→ **REQUIREMENT**: Make an exact copy, from the records below, of the lines from the line containing "Recreate this image" to the line containing "Institute of Japan</div>", both lines included, excluding pictures.
start
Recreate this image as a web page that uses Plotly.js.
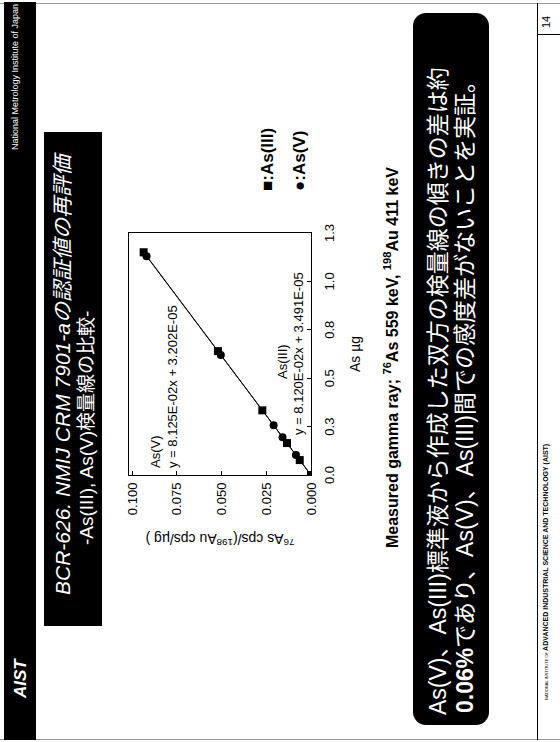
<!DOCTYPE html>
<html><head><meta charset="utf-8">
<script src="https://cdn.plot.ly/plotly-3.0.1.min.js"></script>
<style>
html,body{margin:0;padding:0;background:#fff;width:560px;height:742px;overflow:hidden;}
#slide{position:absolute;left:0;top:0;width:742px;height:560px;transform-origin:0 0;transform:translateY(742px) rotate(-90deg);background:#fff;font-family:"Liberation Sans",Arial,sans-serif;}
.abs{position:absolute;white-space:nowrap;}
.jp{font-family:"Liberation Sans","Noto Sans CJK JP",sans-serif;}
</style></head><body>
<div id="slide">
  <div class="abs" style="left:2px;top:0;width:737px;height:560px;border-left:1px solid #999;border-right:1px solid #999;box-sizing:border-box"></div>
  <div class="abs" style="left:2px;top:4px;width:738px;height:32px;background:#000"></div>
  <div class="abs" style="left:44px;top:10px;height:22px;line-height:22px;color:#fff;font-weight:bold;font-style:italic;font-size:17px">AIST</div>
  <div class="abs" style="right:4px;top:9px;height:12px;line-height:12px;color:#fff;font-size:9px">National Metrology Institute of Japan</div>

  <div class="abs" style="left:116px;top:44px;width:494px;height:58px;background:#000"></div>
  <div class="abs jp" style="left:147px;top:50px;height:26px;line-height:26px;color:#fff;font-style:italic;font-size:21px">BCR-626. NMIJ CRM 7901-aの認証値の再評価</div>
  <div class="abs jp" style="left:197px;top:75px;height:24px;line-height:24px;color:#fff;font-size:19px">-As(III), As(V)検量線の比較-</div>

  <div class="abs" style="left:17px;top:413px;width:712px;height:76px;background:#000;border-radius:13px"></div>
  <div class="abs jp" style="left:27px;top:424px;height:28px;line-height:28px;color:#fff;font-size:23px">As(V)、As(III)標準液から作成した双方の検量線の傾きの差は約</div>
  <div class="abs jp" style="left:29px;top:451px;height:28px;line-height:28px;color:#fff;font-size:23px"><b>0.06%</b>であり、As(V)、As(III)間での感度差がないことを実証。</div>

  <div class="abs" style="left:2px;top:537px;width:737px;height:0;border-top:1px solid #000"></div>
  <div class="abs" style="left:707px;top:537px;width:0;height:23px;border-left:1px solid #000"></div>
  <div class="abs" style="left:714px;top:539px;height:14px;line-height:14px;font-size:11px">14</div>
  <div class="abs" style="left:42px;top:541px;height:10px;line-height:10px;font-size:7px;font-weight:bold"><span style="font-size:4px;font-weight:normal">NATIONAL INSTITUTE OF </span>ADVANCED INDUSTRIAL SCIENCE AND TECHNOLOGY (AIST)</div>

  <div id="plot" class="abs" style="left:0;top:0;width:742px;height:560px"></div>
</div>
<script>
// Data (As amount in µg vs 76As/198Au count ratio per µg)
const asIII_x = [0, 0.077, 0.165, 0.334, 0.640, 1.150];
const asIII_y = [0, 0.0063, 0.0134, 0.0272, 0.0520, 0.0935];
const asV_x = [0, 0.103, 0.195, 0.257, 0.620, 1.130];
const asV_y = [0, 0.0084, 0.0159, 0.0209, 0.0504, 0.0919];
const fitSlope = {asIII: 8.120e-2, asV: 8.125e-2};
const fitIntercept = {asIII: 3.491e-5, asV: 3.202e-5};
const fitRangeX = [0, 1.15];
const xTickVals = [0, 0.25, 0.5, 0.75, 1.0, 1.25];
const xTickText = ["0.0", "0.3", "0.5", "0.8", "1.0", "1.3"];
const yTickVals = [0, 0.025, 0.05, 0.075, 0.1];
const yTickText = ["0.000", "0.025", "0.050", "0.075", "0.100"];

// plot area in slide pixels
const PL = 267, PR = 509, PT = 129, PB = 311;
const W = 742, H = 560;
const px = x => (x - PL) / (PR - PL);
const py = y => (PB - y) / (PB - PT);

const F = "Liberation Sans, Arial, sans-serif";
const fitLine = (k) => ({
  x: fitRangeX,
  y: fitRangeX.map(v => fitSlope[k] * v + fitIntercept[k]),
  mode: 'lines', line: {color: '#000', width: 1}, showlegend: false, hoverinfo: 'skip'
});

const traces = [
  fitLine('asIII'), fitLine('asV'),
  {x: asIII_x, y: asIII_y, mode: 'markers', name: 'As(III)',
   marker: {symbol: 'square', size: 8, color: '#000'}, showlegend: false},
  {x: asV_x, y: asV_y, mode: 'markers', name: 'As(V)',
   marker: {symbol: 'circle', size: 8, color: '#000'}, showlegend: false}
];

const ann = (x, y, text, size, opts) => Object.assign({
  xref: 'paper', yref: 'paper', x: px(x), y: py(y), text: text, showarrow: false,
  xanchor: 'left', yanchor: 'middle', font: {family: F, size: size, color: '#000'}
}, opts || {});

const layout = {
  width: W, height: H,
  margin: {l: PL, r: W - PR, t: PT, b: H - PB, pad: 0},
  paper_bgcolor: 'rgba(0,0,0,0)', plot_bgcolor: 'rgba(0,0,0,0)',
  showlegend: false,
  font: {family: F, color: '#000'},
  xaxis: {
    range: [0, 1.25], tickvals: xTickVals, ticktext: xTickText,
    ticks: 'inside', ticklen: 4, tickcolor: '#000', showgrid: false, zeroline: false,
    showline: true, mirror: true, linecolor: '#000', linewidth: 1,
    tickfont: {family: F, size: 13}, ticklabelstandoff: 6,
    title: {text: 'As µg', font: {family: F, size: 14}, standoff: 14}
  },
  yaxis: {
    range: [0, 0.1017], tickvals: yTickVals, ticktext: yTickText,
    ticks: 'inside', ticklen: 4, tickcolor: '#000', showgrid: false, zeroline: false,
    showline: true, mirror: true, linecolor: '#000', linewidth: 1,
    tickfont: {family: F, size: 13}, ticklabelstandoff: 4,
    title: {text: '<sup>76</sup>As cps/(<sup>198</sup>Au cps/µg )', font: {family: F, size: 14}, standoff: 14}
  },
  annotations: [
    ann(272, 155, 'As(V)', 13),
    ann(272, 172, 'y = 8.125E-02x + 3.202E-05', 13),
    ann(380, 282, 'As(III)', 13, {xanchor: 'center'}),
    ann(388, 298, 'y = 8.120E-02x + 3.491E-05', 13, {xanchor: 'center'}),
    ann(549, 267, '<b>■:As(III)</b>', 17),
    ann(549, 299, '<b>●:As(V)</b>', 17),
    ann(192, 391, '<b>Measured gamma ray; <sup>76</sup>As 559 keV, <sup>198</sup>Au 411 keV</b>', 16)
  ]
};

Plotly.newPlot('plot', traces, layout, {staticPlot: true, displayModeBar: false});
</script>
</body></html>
end
start
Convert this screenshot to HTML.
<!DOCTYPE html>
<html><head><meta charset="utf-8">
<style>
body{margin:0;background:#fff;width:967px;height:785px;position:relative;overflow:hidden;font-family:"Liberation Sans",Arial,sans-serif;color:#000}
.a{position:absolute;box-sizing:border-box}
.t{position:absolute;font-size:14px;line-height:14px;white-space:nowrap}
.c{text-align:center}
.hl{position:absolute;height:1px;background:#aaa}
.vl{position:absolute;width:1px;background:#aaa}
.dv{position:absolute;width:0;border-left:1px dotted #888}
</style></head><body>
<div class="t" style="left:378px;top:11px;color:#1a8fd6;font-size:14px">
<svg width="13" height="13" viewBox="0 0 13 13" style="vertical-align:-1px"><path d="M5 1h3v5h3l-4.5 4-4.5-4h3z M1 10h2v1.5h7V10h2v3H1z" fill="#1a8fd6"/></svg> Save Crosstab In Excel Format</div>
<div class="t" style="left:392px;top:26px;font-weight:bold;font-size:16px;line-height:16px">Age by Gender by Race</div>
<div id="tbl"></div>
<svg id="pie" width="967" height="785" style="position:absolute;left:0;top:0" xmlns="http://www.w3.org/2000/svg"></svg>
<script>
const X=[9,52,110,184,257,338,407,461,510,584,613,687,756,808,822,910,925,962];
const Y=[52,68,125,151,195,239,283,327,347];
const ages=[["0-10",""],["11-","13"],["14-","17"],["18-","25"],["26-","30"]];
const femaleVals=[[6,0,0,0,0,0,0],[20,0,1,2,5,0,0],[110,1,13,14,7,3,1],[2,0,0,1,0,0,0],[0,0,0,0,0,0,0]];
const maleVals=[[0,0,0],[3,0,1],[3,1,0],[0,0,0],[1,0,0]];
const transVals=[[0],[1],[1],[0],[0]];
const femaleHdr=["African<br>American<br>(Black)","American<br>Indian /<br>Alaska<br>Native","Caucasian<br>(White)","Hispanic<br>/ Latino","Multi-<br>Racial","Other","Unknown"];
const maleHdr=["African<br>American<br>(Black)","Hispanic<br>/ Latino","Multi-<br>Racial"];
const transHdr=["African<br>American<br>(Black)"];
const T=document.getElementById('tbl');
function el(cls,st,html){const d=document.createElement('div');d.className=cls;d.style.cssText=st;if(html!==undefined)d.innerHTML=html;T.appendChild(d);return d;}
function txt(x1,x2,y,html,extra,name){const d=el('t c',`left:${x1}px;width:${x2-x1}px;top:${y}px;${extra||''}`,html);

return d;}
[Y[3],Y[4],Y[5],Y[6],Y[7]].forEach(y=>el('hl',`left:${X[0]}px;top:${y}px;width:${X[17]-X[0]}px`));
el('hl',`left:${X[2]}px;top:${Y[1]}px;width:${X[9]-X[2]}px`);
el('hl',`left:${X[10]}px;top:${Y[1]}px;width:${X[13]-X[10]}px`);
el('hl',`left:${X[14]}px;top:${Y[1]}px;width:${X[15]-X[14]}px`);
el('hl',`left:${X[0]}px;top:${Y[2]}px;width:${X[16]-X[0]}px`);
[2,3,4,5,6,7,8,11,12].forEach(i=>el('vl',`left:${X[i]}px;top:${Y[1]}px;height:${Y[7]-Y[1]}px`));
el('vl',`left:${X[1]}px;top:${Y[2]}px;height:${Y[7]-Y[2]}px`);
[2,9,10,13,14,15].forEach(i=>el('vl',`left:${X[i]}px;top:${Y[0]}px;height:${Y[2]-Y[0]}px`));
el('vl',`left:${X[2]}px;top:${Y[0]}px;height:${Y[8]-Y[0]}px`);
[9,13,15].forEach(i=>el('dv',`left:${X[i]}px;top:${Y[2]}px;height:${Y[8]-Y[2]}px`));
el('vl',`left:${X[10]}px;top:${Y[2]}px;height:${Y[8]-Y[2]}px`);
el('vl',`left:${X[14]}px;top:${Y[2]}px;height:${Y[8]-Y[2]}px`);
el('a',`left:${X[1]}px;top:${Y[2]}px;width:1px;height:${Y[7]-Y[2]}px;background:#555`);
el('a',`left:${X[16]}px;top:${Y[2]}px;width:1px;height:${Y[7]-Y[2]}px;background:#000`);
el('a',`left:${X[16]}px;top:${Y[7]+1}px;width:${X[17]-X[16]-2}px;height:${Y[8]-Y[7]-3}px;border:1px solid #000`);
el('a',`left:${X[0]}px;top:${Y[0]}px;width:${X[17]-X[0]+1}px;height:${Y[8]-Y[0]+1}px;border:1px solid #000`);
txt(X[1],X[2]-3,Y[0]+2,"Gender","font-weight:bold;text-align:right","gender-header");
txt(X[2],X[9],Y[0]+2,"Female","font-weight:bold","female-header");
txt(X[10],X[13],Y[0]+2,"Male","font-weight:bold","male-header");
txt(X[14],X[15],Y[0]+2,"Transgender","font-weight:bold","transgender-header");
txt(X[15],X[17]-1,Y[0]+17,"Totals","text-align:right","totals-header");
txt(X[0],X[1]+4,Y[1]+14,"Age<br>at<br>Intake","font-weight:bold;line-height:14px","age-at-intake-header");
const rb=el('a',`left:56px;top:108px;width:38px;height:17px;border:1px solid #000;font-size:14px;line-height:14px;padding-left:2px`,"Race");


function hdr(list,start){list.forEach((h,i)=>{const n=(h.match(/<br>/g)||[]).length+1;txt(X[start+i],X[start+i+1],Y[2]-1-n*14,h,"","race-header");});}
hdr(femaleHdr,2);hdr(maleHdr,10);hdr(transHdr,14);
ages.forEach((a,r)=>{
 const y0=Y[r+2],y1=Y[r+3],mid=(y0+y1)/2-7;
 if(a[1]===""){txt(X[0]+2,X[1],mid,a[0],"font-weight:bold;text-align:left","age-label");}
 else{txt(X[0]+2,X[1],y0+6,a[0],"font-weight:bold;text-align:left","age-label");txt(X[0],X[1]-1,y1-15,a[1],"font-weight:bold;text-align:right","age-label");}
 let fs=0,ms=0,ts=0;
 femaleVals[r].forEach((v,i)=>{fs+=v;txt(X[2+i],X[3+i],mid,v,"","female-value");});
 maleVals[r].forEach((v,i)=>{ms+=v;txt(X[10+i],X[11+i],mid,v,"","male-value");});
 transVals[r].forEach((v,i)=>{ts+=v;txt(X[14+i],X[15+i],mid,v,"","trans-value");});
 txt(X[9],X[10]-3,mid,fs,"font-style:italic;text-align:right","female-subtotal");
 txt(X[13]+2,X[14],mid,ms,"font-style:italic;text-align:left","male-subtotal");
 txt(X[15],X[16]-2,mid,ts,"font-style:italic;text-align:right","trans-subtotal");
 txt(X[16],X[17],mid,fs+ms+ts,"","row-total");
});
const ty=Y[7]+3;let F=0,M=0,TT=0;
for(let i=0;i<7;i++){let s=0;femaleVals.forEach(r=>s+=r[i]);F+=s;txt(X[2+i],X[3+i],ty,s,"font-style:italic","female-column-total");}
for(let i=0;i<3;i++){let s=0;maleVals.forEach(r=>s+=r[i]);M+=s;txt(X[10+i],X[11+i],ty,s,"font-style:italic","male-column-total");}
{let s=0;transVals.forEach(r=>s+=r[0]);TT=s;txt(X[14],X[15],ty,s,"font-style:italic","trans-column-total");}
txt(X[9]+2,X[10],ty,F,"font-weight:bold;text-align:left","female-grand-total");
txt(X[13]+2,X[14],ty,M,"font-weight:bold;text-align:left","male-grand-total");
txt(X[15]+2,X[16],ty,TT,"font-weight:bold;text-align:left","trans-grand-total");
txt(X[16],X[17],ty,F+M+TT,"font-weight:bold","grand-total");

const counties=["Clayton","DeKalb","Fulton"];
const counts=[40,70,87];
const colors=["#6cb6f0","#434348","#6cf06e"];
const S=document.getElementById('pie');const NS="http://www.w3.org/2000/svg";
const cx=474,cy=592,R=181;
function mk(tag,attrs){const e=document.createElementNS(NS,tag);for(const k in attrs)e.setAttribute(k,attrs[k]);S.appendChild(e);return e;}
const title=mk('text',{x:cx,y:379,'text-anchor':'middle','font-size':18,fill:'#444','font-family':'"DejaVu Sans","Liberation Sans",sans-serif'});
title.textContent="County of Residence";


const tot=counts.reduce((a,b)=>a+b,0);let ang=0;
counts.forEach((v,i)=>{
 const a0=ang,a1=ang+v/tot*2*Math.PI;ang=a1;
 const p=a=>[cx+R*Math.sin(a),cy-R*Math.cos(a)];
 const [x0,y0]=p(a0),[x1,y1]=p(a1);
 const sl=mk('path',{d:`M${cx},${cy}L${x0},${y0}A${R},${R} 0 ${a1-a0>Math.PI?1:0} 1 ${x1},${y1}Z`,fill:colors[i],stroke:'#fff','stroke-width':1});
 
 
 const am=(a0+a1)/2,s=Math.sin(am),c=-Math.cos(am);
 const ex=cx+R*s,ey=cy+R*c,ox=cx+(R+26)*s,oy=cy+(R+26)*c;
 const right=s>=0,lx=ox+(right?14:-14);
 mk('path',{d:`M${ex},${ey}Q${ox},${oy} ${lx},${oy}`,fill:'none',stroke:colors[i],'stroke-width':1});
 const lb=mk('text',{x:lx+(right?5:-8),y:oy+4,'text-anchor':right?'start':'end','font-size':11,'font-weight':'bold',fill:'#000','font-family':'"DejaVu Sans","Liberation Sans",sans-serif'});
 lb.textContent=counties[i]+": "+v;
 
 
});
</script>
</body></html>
end
→ **EXPECTED ANSWER**:
Recreate this image as a web page that uses Plotly.js.
<!DOCTYPE html>
<html><head><meta charset="utf-8">
<script src="https://cdn.plot.ly/plotly-3.0.1.min.js"></script>
<style>
html,body{margin:0;padding:0;background:#fff;width:560px;height:742px;overflow:hidden;}
#slide{position:absolute;left:0;top:0;width:742px;height:560px;transform-origin:0 0;transform:translateY(742px) rotate(-90deg);background:#fff;font-family:"Liberation Sans",Arial,sans-serif;}
.abs{position:absolute;white-space:nowrap;}
.jp{font-family:"Liberation Sans","Noto Sans CJK JP",sans-serif;}
</style></head><body>
<div id="slide">
  <div class="abs" style="left:2px;top:0;width:737px;height:560px;border-left:1px solid #999;border-right:1px solid #999;box-sizing:border-box"></div>
  <div class="abs" style="left:2px;top:4px;width:738px;height:32px;background:#000"></div>
  <div class="abs" style="left:44px;top:10px;height:22px;line-height:22px;color:#fff;font-weight:bold;font-style:italic;font-size:17px">AIST</div>
  <div class="abs" style="right:4px;top:9px;height:12px;line-height:12px;color:#fff;font-size:9px">National Metrology Institute of Japan</div>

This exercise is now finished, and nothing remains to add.